Proponents will counter that automation reduces human error, speeds rebalancing and personalizes at scale—fair points. AI can absolutely cut mundane mistakes and liberate portfolio teams to focus on higher‑order questions. No one sane is arguing for a return to spreadsheets as a risk-control mechanism.
But automation only right-sizes exposure if models are validated continuously and if exceptions are aggressively surfaced to humans with authority to intervene. Otherwise, you’re just scaling the wrong thing faster. You don’t scale intelligence; you scale a process. Convenient, isn't it.
And what about the data being fed into these engines? Pushing client‑level constraints, preferences and behavior into centrally hosted model services creates concentrated pools of sensitive information. Who governs that access internally? What happens when the vendor is acquired, pivots its strategy or hikes pricing after you’ve built your advice proposition atop their stack? Business-continuity risk for the firm becomes trust risk for the client.
There’s a subtler risk too: model herding. If a handful of platforms supply the AI that shapes “custom” portfolios across many firms, the industry could converge on similar risk postures wrapped in different branding. On the surface, everyone looks bespoke. Under the hood, the same signals hum away, tightening correlations when markets crack.
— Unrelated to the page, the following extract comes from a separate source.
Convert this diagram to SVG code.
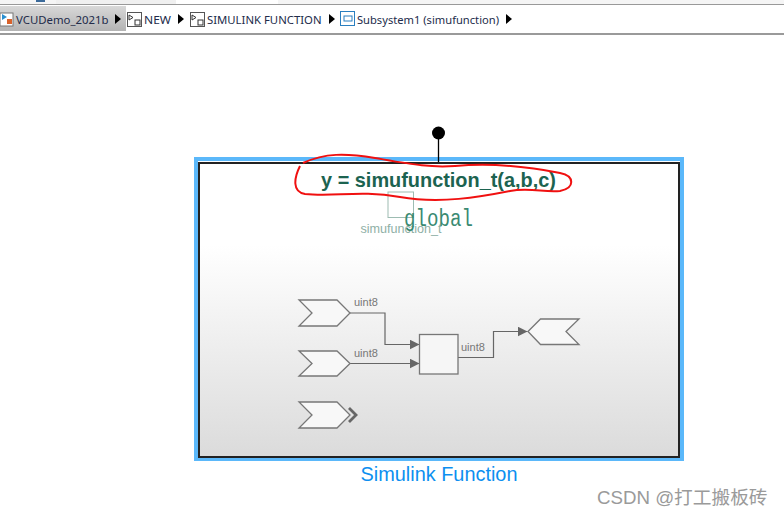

The AI Journal piece sketches a plausible set of efficiencies for asset managers. The whitepaper, as described, stops short of the ugly plumbing: incident response plans, model decommissioning procedures, conflict-of-interest policies when a platform both advises and supplies tools.
So here’s a concrete test boards and CIOs should demand: reproducible case studies with anonymized but realistic inputs, plus a clear map of governance hooks—who approves, who monitors, who can pull the plug. If the whitepaper and its backers sidestep that level of transparency, treat the bright slides like a prospectus with the footnotes missing.
The sales pitch will land with directors obsessed with scale and margin. The real story will show up later, in risk reports and client letters, when someone realizes they outsourced more than code; they outsourced judgment.